### WHAT YOU NEED TO DO
Pull out every line below containing the word "LaTeX".

^^^^^^^^

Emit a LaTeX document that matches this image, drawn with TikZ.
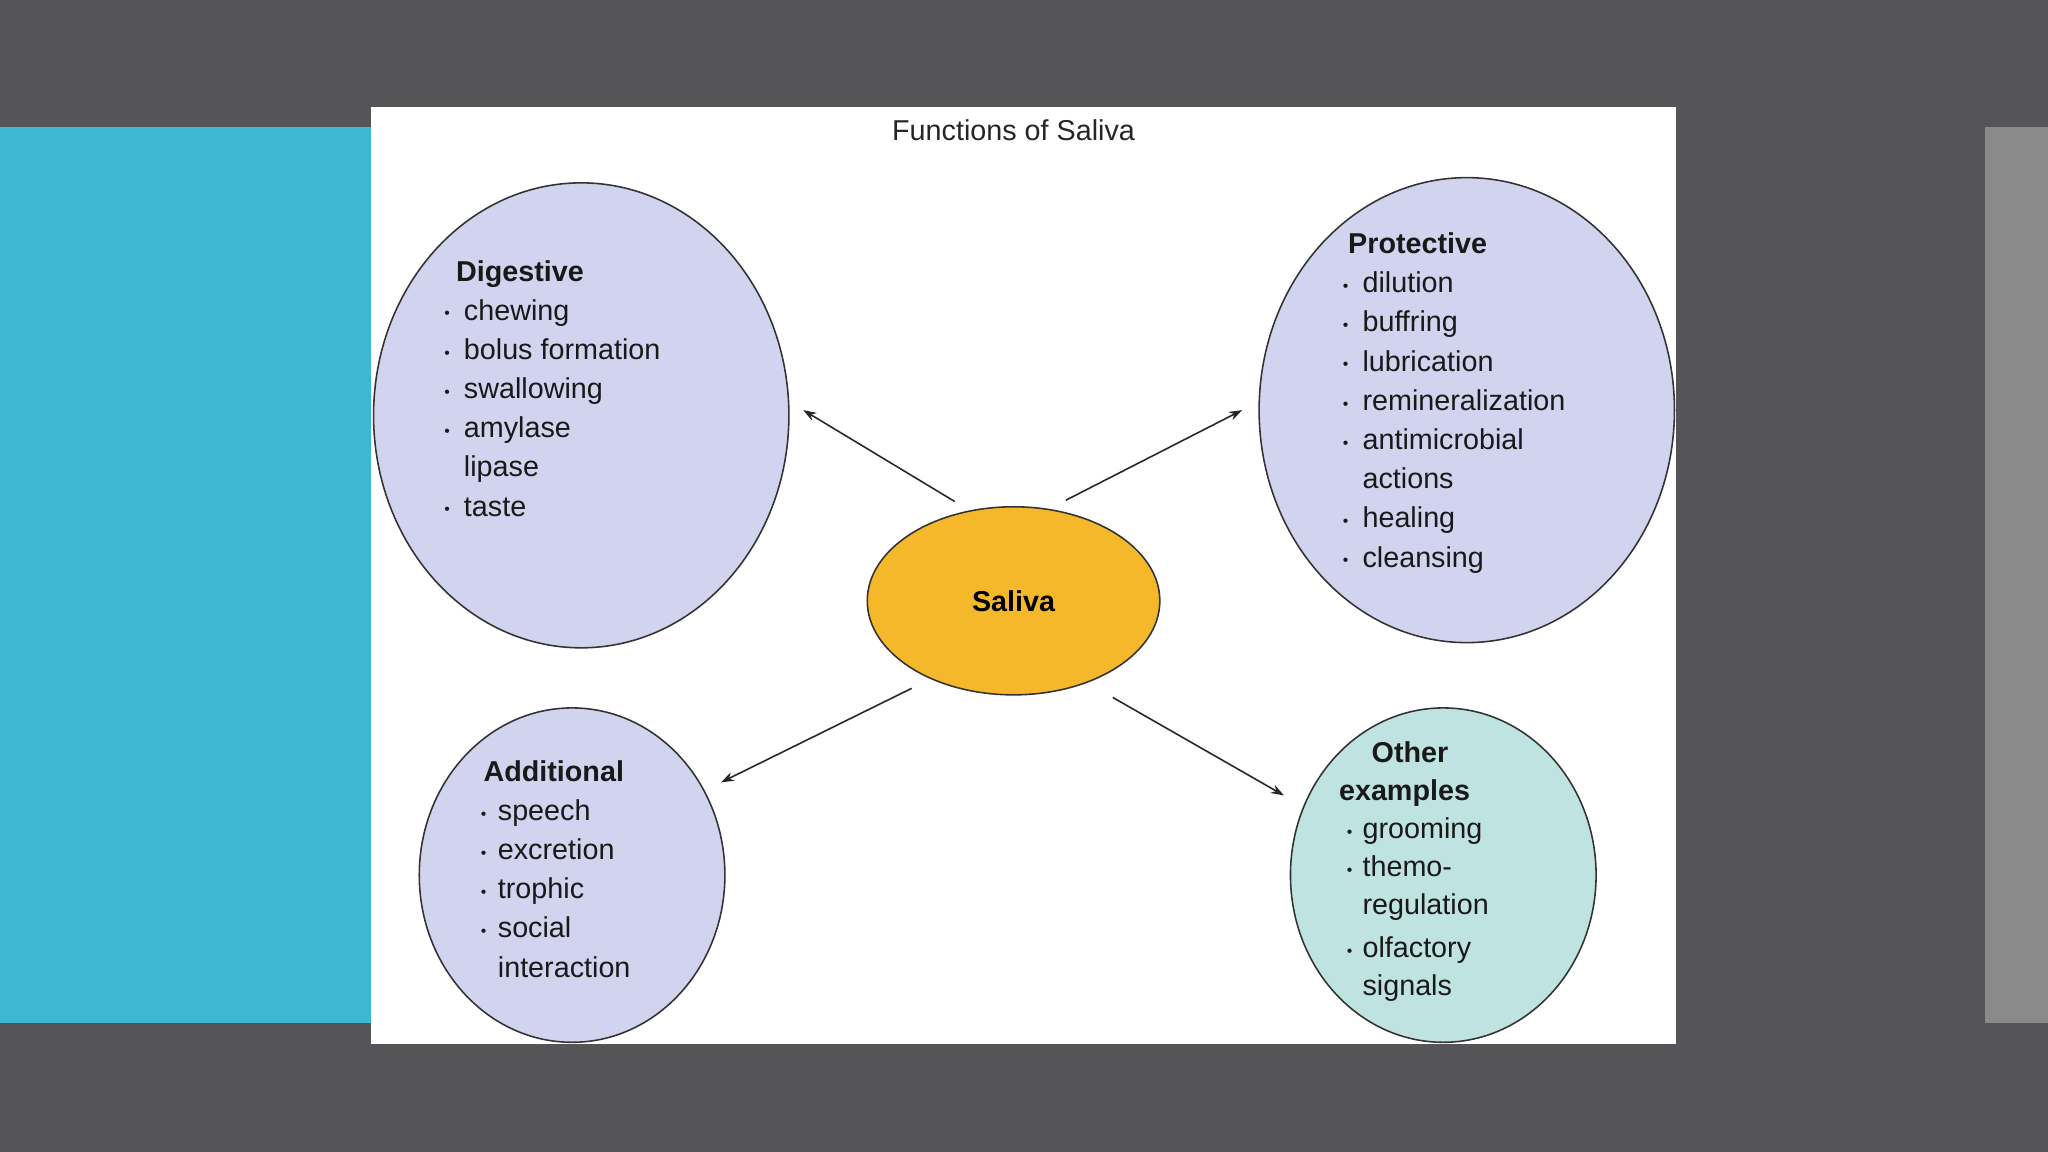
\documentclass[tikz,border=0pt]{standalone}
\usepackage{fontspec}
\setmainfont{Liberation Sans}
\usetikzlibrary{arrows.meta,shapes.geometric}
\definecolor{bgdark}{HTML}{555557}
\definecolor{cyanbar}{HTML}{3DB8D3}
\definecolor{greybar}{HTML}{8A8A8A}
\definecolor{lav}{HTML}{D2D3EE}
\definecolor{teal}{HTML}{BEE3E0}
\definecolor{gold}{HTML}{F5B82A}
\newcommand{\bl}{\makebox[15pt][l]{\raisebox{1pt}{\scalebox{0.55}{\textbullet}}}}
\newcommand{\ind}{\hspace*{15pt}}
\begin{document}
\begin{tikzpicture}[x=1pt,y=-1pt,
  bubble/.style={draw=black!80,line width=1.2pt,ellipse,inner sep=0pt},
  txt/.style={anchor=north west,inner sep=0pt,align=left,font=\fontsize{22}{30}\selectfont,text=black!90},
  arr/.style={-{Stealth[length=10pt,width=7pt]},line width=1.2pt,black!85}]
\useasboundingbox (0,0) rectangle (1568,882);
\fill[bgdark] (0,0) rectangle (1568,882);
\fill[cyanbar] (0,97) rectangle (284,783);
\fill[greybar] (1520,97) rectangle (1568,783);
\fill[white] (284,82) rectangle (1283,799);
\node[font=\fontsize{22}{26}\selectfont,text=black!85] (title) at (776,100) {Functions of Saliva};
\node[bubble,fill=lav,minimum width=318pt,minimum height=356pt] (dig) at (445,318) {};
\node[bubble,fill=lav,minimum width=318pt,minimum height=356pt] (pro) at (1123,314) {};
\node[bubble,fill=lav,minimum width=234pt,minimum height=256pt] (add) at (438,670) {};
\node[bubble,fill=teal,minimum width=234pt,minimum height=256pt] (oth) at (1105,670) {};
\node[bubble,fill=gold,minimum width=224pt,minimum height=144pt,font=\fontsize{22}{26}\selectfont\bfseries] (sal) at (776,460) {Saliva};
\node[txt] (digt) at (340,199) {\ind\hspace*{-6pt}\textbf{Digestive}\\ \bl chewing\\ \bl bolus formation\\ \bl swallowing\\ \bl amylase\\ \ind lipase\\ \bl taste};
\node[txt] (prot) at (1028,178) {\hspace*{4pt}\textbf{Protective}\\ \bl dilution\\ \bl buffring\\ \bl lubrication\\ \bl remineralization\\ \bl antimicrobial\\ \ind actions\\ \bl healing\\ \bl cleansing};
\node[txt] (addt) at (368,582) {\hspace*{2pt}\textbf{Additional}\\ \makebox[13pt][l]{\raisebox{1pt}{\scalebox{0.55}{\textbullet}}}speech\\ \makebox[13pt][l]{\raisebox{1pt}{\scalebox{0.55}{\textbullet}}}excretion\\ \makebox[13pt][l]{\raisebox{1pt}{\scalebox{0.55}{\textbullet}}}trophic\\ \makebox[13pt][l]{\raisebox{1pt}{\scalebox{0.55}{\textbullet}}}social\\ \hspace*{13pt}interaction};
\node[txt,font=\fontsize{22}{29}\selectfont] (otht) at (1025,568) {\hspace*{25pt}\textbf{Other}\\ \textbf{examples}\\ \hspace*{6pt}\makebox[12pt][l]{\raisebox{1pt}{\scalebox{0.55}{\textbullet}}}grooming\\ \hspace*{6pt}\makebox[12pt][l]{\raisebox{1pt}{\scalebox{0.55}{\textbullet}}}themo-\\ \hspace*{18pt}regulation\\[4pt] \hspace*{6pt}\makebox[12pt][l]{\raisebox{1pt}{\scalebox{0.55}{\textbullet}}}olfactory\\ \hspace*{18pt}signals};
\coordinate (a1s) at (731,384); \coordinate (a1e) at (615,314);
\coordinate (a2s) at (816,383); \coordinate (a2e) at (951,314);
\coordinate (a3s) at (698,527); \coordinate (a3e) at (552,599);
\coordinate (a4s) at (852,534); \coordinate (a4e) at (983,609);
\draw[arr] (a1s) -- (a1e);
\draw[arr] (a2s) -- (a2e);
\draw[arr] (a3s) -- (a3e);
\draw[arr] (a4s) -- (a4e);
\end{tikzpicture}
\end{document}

^^^^^^^^

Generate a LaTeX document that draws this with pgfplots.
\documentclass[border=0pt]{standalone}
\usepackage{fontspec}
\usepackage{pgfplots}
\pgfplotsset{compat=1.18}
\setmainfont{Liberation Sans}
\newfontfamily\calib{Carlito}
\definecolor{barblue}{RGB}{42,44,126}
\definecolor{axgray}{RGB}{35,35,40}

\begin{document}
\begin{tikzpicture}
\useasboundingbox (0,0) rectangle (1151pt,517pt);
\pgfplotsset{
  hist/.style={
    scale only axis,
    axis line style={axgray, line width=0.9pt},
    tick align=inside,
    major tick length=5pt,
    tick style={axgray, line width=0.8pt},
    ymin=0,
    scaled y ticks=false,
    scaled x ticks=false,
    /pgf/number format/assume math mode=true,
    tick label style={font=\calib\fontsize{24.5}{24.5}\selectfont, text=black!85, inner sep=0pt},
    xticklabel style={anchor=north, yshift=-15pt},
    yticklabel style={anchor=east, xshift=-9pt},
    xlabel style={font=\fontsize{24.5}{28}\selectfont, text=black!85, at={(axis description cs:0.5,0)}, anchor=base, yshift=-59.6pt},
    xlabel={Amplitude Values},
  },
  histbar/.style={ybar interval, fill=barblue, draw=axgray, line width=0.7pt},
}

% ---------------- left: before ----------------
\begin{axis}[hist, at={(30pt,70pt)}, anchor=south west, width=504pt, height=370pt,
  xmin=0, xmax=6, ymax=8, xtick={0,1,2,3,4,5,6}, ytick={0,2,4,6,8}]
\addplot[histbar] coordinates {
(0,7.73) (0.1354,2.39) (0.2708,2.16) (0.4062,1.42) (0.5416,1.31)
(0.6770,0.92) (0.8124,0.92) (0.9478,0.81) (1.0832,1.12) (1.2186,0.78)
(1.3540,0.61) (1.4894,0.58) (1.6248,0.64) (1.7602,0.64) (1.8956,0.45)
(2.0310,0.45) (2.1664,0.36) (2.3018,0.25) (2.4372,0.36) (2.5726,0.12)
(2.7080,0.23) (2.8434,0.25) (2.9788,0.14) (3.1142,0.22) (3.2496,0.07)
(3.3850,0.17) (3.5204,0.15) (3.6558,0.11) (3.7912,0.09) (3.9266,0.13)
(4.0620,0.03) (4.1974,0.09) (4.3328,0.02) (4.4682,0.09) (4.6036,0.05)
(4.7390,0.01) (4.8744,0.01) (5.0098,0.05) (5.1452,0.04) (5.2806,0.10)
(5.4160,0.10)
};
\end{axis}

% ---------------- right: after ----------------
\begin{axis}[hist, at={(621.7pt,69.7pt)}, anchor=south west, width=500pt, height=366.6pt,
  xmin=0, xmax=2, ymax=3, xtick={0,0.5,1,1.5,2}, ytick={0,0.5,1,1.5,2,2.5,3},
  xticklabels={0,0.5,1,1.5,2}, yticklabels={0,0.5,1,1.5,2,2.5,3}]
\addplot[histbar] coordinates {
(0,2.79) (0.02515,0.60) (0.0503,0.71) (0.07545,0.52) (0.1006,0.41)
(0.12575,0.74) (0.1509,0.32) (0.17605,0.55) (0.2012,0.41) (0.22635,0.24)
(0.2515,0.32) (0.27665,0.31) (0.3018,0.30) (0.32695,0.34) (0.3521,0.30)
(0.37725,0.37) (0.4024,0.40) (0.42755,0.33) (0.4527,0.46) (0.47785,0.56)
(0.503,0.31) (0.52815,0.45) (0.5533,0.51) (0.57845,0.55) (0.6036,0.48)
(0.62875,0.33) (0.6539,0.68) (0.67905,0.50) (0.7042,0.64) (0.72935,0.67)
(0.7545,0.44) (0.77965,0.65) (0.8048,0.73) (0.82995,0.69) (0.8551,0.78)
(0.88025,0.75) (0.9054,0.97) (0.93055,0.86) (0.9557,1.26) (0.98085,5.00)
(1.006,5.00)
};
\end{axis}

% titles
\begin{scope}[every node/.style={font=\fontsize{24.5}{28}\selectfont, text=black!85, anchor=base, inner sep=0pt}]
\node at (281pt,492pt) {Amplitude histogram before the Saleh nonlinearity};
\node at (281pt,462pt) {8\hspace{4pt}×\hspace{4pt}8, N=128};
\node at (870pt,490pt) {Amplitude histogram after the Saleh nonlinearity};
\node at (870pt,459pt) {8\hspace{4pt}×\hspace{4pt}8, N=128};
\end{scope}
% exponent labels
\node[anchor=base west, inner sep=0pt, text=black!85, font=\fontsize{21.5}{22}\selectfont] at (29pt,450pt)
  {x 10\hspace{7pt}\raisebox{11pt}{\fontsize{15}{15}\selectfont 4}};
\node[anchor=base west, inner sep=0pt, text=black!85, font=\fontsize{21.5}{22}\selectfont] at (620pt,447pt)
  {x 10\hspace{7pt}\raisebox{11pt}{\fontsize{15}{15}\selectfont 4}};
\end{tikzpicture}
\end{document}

^^^^^^^^

### WRITTEN ANSWER
Emit a LaTeX document that matches this image, drawn with TikZ.
Generate a LaTeX document that draws this with pgfplots.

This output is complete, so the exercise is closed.